Cambridge, the 'it' town for elite athletes
Cambridge is fast becoming the "it" place to live for elite athletes, and it is expected to be in even higher demand once the velodrome is complete.
Elite rowers have long based themselves in the small town, just 15 minutes from Hamilton, to be close to where they train at Lake Karapiro.
And BMX rider Sarah Walker once remarked that a move to the town was responsible for the improvement in her performance because of the boost of seeing Olympic rowers around town.
Now it seems other athletes are set to bask in the same glow - and so is the real estate industry, with the influx of athletes to the town pushing up rental prices.
Cambridge real estate agent Graham Ban said at least 20 families have moved to town recently because of the velodrome, buying or renting properties.
House prices have been on the rise over the past year, and while the reason for the rise isn't just because of the velodrome, he said it has definitely been a factor.
"There have been at least 20-odd families move to town, plenty of them through this office," Mr Ban said.
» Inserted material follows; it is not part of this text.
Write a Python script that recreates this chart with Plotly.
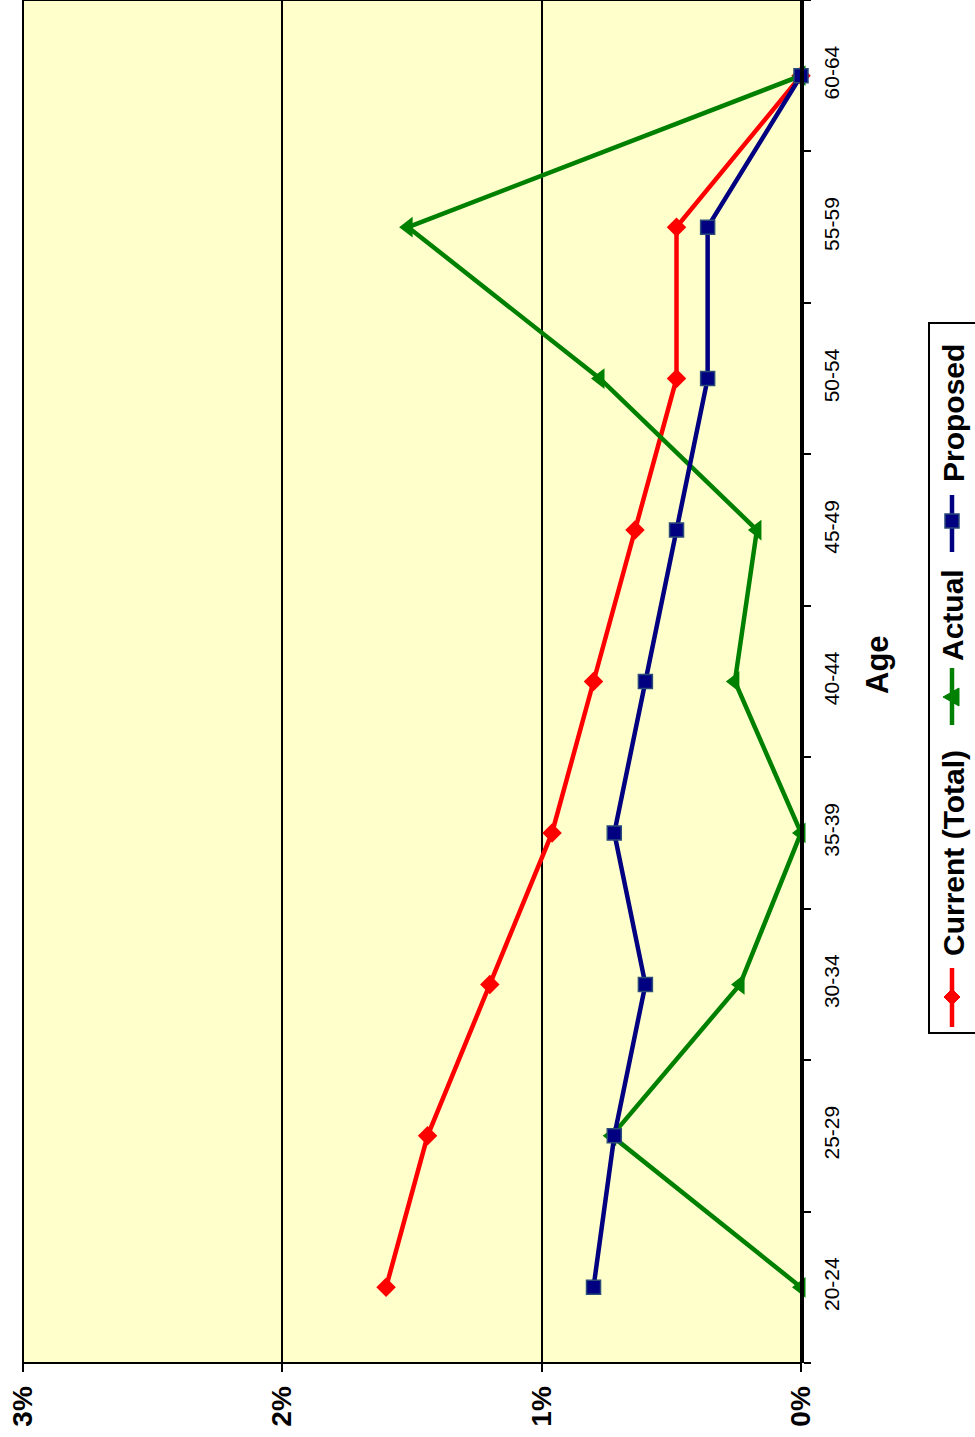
import plotly.graph_objects as go

# Age bands and rates (%) for each series
ages = ["20-24", "25-29", "30-34", "35-39", "40-44", "45-49", "50-54", "55-59", "60-64"]
current_total = [1.60, 1.44, 1.20, 0.96, 0.80, 0.64, 0.48, 0.48, 0.00]
actual = [0.00, 0.73, 0.235, 0.00, 0.255, 0.17, 0.775, 1.515, 0.00]
proposed = [0.80, 0.72, 0.60, 0.72, 0.60, 0.48, 0.36, 0.36, 0.00]
value_ticks = [0, 1, 2, 3]
value_labels = ["0%", "1%", "2%", "3%"]

W, H = 975, 1437
ML, MR, MT, MB = 23, 174, 0, 74
PW, PH = W - ML - MR, H - MT - MB
FONT = "Liberation Sans, Arial, sans-serif"


def px(x):
    return (x - ML) / PW


def py(y):
    return (H - MB - y) / PH


RED, GREEN, NAVY = "#FF0000", "#008000", "#000080"

fig = go.Figure()
fig.add_trace(go.Scatter(
    x=current_total, y=ages, mode="lines+markers", name="Current (Total)",
    line=dict(color=RED, width=4.5),
    marker=dict(symbol="diamond", size=15, color=RED),
    cliponaxis=False))
fig.add_trace(go.Scatter(
    x=actual, y=ages, mode="lines+markers", name="Actual",
    line=dict(color=GREEN, width=4.5),
    marker=dict(symbol="triangle-left", size=18, color=GREEN),
    cliponaxis=False))
fig.add_trace(go.Scatter(
    x=proposed, y=ages, mode="lines+markers", name="Proposed",
    line=dict(color=NAVY, width=4.5),
    marker=dict(symbol="square", size=14, color=NAVY,
                line=dict(color="#2A4A78", width=1.5)),
    cliponaxis=False))

shapes = []
# plot frame
shapes.append(dict(type="rect", xref="paper", yref="paper", x0=0, x1=1, y0=0, y1=1,
                   line=dict(color="black", width=2), layer="above"))
# legend box
shapes.append(dict(type="rect", xref="paper", yref="paper",
                   x0=px(929), x1=px(990), y0=py(1033), y1=py(323),
                   line=dict(color="black", width=2)))

legend_items = [
    ("Current (Total)", RED, (968, 1027), 997, 853, "diamond"),
    ("Actual", GREEN, (668, 725), 697, 615, "triangle"),
    ("Proposed", NAVY, (495, 552), 521, 413, "square"),
]
lx = 952
annotations = []
for label, color, (ya, yb), ym, yt, sym in legend_items:
    shapes.append(dict(type="line", xref="paper", yref="paper",
                       x0=px(lx), x1=px(lx), y0=py(ya), y1=py(yb),
                       line=dict(color=color, width=4.5)))
    if sym == "diamond":
        path = (f"M {px(lx)} {py(ym - 8)} L {px(lx + 8)} {py(ym)} "
                f"L {px(lx)} {py(ym + 8)} L {px(lx - 8)} {py(ym)} Z")
        shapes.append(dict(type="path", xref="paper", yref="paper", path=path,
                           fillcolor=color, line=dict(color=color, width=1)))
    elif sym == "triangle":
        path = (f"M {px(lx - 9)} {py(ym)} L {px(lx + 7)} {py(ym - 9)} "
                f"L {px(lx + 7)} {py(ym + 9)} Z")
        shapes.append(dict(type="path", xref="paper", yref="paper", path=path,
                           fillcolor=color, line=dict(color=color, width=1)))
    else:
        shapes.append(dict(type="rect", xref="paper", yref="paper",
                           x0=px(lx - 7), x1=px(lx + 7), y0=py(ym + 7), y1=py(ym - 7),
                           fillcolor=color, line=dict(color="#2A4A78", width=1.5)))
    annotations.append(dict(xref="paper", yref="paper", x=px(lx + 1), y=py(yt),
                            text=f"<b>{label}</b>", textangle=-90, showarrow=False,
                            font=dict(family=FONT, size=30, color="black"),
                            xanchor="center", yanchor="middle"))

annotations.append(dict(xref="paper", yref="paper", x=px(877), y=py(665),
                        text="<b>Age</b>", textangle=-90, showarrow=False,
                        font=dict(family=FONT, size=31, color="black"),
                        xanchor="center", yanchor="middle"))

fig.update_layout(
    width=W, height=H,
    margin=dict(l=ML, r=MR, t=MT, b=MB, pad=0),
    paper_bgcolor="white", plot_bgcolor="#FFFFCC",
    showlegend=False,
    font=dict(family=FONT, color="black"),
    shapes=shapes, annotations=annotations,
    xaxis=dict(
        range=[3, 0], tickvals=value_ticks, ticktext=value_labels,
        tickangle=-90, tickfont=dict(family=FONT, size=28, color="black", weight="bold"),
        ticks="outside", ticklen=8, tickwidth=2, tickcolor="black",
        ticklabelstandoff=3,
        showgrid=True, gridcolor="black", gridwidth=2,
        zeroline=False, showline=False,
    ),
    yaxis=dict(
        type="category", categoryorder="array", categoryarray=ages,
        range=[-0.5, 8.5], side="right",
        tickangle=-90, tickfont=dict(family=FONT, size=21, color="black"),
        ticks="outside", ticklen=7, tickwidth=2, tickcolor="black",
        tickson="boundaries", ticklabelstandoff=10,
        showgrid=False, zeroline=False,
        showline=True, linecolor="black", linewidth=3,
    ),
)

fig.write_html("out.html")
"We've even had someone think of buying a bigger complex. They were moving here for their kids to train at the centre, and thought they could rent out an apartment to other people moving here for the centre."
Ban said the price of renting a three bedroom house has risen by about $50 over the past two years. With a lack of rentals on the market as most get snapped up, he said those prices will only rise further in the future.
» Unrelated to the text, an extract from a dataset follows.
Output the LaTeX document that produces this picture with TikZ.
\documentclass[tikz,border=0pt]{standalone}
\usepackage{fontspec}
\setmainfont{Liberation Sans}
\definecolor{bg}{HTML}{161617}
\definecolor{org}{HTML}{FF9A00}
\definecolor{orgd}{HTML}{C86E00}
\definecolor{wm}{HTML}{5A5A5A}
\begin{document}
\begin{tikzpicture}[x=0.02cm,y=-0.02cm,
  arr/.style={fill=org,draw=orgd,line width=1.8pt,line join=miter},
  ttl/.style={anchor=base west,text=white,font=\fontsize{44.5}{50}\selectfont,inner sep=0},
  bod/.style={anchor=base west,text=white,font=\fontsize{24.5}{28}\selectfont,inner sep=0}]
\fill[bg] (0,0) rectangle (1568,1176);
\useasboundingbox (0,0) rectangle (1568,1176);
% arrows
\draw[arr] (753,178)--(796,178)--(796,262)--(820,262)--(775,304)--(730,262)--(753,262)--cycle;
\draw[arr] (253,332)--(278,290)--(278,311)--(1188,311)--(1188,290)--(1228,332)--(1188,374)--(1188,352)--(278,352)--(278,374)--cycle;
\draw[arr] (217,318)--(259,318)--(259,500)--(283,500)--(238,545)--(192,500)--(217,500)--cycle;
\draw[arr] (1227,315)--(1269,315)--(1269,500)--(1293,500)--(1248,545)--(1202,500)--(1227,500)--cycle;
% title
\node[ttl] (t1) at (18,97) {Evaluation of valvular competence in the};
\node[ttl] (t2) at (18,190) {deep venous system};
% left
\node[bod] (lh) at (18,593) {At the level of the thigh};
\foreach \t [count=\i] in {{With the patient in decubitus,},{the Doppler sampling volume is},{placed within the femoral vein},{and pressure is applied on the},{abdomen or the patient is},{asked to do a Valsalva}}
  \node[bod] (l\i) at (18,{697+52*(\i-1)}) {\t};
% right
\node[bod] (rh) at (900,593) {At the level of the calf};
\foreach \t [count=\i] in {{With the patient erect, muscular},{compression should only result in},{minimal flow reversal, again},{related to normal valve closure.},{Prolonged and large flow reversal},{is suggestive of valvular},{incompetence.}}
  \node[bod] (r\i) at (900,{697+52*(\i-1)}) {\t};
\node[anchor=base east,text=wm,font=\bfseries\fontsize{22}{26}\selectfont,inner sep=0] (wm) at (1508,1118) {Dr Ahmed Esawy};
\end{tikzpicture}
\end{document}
Triathlon New Zealand's new high-performance programme will eventually be based at the recently completed velodrome beside St Peter's School from March, but in the meantime a number of the athletes are living in Cambridge and using various facilities.
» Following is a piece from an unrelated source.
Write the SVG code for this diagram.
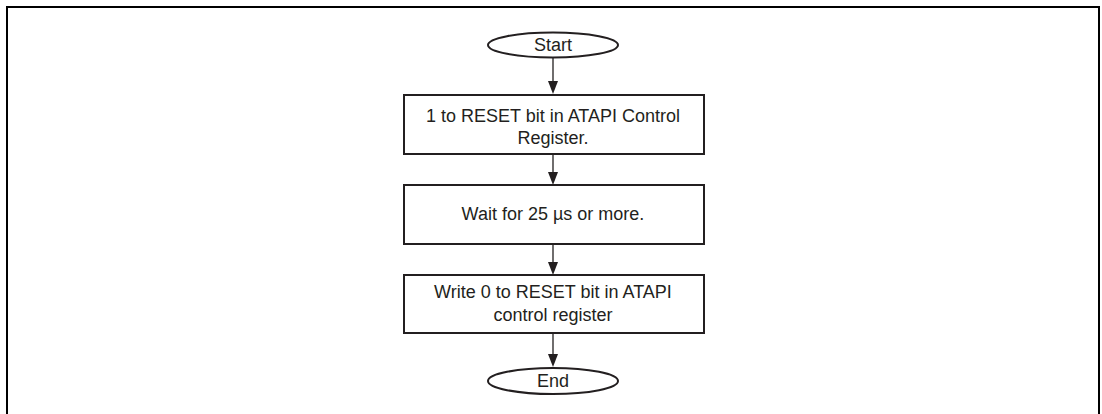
<svg xmlns="http://www.w3.org/2000/svg" width="1102" height="414" viewBox="0 0 1102 414">
<style>
.shape{fill:#fff;stroke:#231f20;stroke-width:2}
.line{stroke:#231f20;stroke-width:1.3;fill:none}
.head{fill:#231f20}
.t{font-family:"Liberation Sans",Arial,sans-serif;font-size:18px;fill:#231f20;text-anchor:middle}
</style>
<rect x="0" y="0" width="1102" height="414" fill="#fff"/>
<path d="M7 420 V7 H1099 V420" fill="none" stroke="#000" stroke-width="2"/>
<g id="connectors">
<path class="line" d="M553 57 V82"/><polygon class="head" points="548,81 558,81 553,94"/>
<path class="line" d="M553 154 V173"/><polygon class="head" points="548,172 558,172 553,185"/>
<path class="line" d="M553 244 V263"/><polygon class="head" points="548,262 558,262 553,275"/>
<path class="line" d="M553 333 V355"/><polygon class="head" points="548,354 558,354 553,367"/>
</g>
<g id="start"><ellipse class="shape" cx="553" cy="45" rx="65" ry="12.5"/><text class="t" x="553" y="51">Start</text></g>
<g id="step1"><rect class="shape" x="404" y="95" width="300" height="59"/><text class="t" x="553" y="122">1 to RESET bit in ATAPI Control</text><text class="t" x="553" y="144">Register.</text></g>
<g id="step2"><rect class="shape" x="404" y="185" width="300" height="59"/><text class="t" x="553" y="220">Wait for 25 µs or more.</text></g>
<g id="step3"><rect class="shape" x="404" y="275" width="300" height="58"/><text class="t" x="553" y="298">Write 0 to RESET bit in ATAPI</text><text class="t" x="553" y="321">control register</text></g>
<g id="end"><ellipse class="shape" cx="553" cy="381" rx="65" ry="13"/><text class="t" x="553" y="387">End</text></g>
</svg>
Some of those renting are triathletes Sophie Corbidge, Sam Ward and Aaron Barclay who are living and training together, having moved to town a couple of months ago.
They are part of the Triathlon New Zealand High Performance training group, and hope to be future Commonwealth and Olympic Games champions.
For Corbidge and Ward it's their first time flatting away from home, meaning Barclay has to crack the whip at times around the house.
On the bike or in the pool, however, they are in their element.
"It's pretty new for the younger ones like Sam," Barclay said of flatting."We all knew each other before moving here, so we were already friends. But now we are really good mates."
Eight triathletes have made the move to Cambridge, while the elite athletes travel in and out for training camps.
Corbidge said it had been a great experience so far.
"It's been pretty awesome, actually. We didn't realise when we first moved here how good it would be, and how well it would all be run. It's pretty spot-on for us. We're literally two minutes from the swimming pool, and we can ride and run anywhere around our house. It's been great."
Coaches and management have also made the move to Cambridge, buying homes in town, Corbidge said.
Cambridge Chamber of Commerce president LesleyAnn Thomas said the project was proving to be "great value" for the wider region and the business community.
"We are already seeing the positive spin-off that this project has brought to the region through the construction process, the relocation of families and several exciting new job opportunities for those already resident in Cambridge and surrounding areas," she said.
Waipa District Council Mayor Jim Mylchreest said he had also seen the benefits start to filter through to the community.
"It's a fantastic project for Waipa and I think for the wider region. It's going to attract a lot of new business and people into the district and we're already seeing signs of that," he said.
Apart from economic benefits, Mr Mylchreest said the calibre of people the velodrome would attract was going to bring massive social benefits to the area.
"Elite athletes associated with the facility add a huge amount as role models to the district, they are fantastic people to deal with and are always available to meet with school groups and inspire youth to get out and get active."
Sport Waikato general manager Mike Maguire said the facility was a drawcard for visitors, especially top cyclists visiting the district for the first time.
"There are real opportunities for all forms of cycling to develop and grow at elite and grassroots level in our region - the Avantidrome (velodrome) will be a real catalyst for this evolution," he said.